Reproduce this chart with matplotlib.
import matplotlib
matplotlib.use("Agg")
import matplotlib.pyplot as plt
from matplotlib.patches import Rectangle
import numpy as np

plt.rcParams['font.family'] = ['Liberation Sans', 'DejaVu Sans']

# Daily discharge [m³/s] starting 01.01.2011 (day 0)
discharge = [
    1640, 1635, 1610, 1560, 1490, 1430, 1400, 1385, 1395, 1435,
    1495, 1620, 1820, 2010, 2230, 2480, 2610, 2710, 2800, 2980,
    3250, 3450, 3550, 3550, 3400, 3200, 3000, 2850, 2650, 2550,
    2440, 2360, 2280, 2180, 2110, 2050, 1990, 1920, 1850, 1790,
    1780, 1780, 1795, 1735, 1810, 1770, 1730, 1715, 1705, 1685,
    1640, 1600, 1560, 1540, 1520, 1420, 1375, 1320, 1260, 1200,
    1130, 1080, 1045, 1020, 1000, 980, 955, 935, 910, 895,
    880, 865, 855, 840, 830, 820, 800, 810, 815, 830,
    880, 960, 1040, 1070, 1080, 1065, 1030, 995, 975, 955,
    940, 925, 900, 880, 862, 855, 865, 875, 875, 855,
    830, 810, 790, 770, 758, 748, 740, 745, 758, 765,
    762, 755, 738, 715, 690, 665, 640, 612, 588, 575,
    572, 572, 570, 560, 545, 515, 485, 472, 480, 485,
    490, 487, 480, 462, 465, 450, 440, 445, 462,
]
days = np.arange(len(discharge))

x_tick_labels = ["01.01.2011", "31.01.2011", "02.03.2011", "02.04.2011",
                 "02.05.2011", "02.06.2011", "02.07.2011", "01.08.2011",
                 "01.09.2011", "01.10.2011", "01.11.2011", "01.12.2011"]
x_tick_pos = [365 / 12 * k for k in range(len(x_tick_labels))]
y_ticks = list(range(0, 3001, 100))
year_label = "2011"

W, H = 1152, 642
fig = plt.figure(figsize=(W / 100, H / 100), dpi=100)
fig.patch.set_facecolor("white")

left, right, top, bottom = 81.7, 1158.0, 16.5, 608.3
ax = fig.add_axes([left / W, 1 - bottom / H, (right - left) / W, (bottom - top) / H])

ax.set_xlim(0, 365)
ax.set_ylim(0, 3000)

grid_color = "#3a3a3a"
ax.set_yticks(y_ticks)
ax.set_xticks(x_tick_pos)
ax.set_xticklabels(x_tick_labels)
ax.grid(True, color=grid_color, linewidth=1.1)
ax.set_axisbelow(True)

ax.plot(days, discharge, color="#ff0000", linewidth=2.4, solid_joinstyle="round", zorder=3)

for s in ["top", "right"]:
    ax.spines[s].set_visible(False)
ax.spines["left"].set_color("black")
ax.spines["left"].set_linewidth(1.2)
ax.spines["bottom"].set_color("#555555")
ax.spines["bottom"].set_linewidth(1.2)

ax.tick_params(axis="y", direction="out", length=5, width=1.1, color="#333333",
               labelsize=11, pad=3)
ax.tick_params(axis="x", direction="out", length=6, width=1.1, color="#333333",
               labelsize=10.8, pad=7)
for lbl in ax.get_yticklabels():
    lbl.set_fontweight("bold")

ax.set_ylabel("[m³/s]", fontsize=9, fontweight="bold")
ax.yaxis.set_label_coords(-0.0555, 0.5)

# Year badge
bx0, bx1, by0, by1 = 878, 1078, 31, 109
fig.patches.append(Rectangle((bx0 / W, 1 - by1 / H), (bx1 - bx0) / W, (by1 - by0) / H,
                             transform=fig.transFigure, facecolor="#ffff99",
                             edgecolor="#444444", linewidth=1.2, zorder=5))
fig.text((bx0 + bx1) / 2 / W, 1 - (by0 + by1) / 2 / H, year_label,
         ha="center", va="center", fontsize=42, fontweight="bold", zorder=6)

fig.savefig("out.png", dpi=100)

.....

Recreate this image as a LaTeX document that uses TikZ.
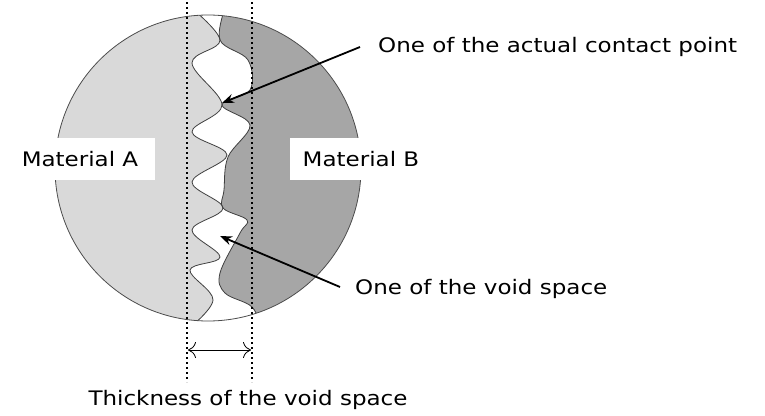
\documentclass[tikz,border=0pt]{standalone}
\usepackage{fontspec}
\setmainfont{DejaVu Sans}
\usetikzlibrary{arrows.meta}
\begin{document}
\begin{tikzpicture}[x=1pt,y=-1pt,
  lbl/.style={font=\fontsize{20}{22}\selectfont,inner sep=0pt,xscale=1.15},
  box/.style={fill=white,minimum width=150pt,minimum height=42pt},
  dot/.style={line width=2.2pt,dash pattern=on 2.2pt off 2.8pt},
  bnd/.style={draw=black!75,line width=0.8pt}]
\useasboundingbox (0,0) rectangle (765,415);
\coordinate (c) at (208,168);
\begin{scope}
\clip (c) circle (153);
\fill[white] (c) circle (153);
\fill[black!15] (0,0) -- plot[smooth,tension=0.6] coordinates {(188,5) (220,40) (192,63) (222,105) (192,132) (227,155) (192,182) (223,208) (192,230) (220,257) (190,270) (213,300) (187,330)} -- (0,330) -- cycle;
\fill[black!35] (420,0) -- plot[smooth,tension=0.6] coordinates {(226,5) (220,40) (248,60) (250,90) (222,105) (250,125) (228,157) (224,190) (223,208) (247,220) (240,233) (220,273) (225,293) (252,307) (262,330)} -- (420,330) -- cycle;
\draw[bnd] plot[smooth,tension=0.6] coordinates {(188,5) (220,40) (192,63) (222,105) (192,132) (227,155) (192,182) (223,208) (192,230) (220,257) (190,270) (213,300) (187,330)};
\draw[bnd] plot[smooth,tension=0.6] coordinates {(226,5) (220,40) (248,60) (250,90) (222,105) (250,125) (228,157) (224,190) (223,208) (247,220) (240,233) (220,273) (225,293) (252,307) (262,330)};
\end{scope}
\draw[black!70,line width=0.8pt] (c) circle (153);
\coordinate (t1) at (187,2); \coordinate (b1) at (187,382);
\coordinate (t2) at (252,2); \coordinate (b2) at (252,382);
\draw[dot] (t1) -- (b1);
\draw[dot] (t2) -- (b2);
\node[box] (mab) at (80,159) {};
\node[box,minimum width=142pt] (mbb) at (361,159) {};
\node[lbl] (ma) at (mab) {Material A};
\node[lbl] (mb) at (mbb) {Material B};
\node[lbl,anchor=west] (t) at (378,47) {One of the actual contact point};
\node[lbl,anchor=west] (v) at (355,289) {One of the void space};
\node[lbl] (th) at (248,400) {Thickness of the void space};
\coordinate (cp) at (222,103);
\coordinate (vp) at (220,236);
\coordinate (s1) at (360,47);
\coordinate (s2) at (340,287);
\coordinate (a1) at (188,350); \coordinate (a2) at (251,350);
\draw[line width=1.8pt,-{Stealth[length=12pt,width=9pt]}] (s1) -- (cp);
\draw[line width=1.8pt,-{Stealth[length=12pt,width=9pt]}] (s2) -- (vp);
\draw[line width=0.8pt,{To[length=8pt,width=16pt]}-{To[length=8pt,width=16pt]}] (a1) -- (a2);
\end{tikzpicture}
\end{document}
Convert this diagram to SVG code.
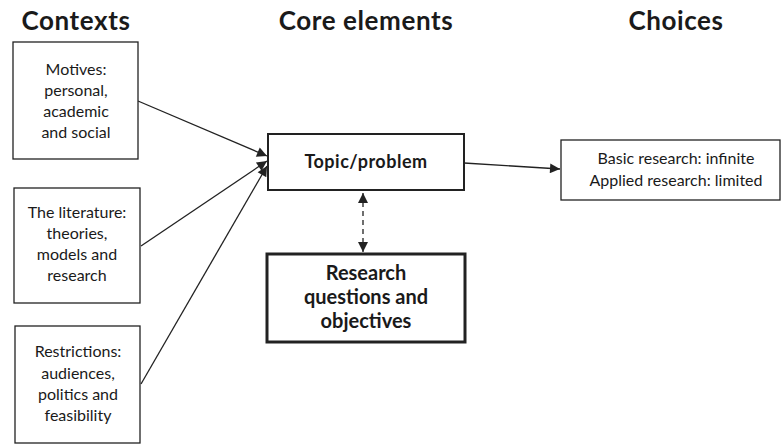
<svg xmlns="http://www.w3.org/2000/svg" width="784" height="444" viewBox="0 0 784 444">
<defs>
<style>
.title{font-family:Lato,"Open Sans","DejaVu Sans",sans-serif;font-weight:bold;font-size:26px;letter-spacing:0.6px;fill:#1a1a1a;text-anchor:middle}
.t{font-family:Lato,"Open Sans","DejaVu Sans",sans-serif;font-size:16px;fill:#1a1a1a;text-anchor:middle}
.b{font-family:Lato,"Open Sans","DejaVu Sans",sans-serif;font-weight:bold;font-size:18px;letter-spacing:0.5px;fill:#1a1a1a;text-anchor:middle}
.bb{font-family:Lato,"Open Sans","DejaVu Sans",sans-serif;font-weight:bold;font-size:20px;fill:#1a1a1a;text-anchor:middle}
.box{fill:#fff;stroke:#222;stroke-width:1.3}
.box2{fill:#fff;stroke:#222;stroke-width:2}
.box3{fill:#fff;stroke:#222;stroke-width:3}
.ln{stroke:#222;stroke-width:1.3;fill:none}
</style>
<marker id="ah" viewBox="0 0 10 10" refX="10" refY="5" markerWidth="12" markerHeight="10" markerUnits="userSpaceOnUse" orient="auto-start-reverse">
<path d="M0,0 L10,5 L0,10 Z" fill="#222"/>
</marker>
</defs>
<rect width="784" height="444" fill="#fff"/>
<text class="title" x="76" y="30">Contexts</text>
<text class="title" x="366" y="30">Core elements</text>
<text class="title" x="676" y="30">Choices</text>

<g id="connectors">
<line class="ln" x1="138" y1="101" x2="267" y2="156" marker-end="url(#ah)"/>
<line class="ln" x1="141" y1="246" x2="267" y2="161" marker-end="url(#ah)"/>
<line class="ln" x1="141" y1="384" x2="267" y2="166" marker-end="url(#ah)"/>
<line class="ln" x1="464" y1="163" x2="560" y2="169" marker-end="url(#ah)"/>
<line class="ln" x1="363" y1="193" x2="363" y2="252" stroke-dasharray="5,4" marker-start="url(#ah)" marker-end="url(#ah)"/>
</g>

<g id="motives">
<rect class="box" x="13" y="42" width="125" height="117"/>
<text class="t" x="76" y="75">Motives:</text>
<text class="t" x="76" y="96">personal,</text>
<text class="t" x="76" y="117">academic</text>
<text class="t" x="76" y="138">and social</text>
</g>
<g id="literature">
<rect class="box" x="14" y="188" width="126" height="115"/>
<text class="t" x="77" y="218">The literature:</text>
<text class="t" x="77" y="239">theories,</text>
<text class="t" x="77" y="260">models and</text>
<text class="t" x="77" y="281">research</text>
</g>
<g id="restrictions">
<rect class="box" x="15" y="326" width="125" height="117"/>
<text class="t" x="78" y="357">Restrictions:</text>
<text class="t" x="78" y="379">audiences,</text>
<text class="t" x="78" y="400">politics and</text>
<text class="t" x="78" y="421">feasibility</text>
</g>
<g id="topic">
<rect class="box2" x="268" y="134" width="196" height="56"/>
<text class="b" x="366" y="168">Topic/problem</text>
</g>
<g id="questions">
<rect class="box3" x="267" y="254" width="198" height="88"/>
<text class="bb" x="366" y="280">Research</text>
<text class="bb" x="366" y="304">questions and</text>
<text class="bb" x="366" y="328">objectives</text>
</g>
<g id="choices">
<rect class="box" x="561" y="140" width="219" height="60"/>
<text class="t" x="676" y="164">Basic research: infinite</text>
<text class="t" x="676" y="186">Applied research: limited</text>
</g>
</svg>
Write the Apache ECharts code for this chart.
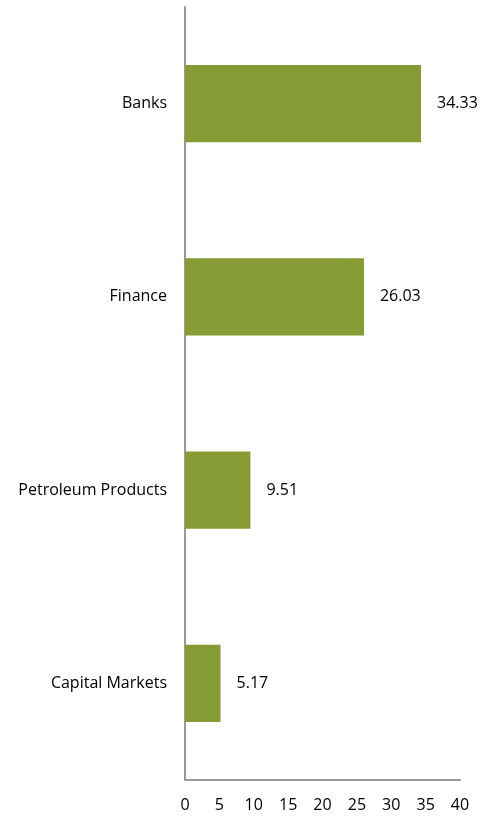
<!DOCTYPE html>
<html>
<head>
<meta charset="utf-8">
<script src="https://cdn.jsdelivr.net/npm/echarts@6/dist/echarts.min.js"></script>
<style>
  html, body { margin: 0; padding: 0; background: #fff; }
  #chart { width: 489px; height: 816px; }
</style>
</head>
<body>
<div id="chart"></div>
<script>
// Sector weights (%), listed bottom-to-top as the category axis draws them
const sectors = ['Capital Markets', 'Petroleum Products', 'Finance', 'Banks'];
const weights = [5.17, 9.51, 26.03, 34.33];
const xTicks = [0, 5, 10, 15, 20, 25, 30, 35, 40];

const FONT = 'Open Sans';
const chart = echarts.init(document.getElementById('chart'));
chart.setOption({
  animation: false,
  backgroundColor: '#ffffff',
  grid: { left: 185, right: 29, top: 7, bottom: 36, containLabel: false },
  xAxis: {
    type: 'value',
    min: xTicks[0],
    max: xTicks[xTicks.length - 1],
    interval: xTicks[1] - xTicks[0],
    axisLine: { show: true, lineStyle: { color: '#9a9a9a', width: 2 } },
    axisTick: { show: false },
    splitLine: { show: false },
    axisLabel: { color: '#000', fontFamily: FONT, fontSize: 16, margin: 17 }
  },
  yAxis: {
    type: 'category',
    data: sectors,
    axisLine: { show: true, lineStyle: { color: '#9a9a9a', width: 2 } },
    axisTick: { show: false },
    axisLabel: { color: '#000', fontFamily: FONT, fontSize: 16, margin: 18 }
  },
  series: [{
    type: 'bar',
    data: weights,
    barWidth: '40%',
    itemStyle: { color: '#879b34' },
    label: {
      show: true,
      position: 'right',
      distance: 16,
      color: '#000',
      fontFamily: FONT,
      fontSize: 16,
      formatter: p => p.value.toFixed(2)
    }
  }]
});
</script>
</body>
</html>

.....

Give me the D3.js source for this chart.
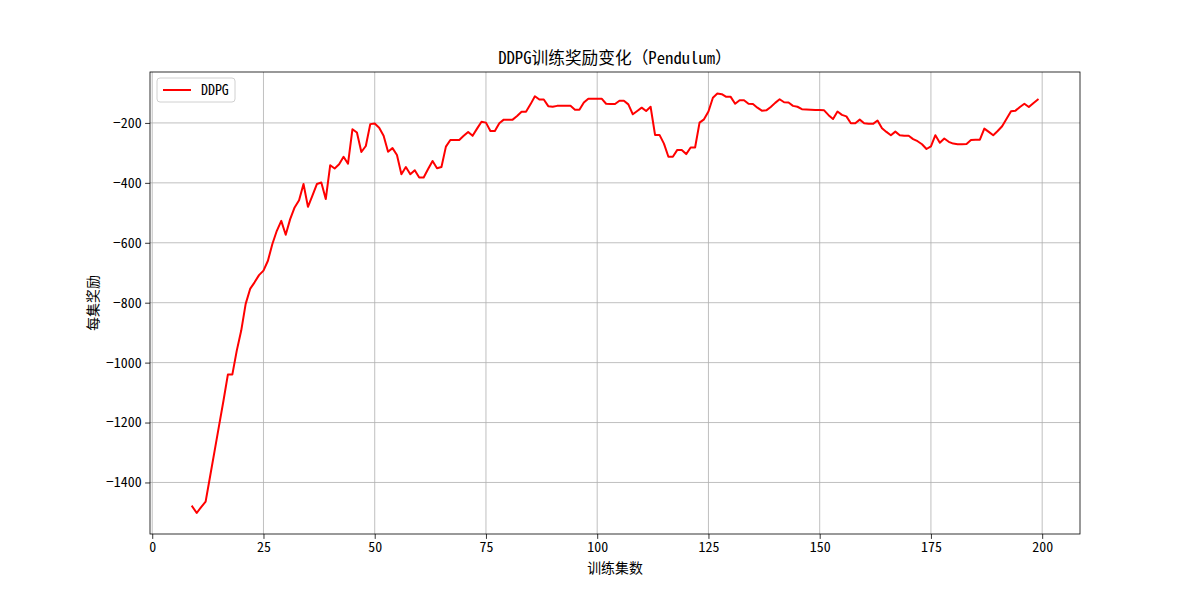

.....

* _STATED GOAL_:
Reproduce exactly the lines from the line with "Reproduce this chart with matplotlib." through the line with "plt.rcParams['font.family'] = ['Liberation", both end lines included, and only those lines.

* _OUTPUT BELOW_:
Reproduce this chart with matplotlib.
import matplotlib
matplotlib.use("Agg")
import matplotlib.pyplot as plt
from matplotlib.patches import Rectangle
import numpy as np

plt.rcParams['font.family'] = ['Liberation Sans', 'DejaVu Sans']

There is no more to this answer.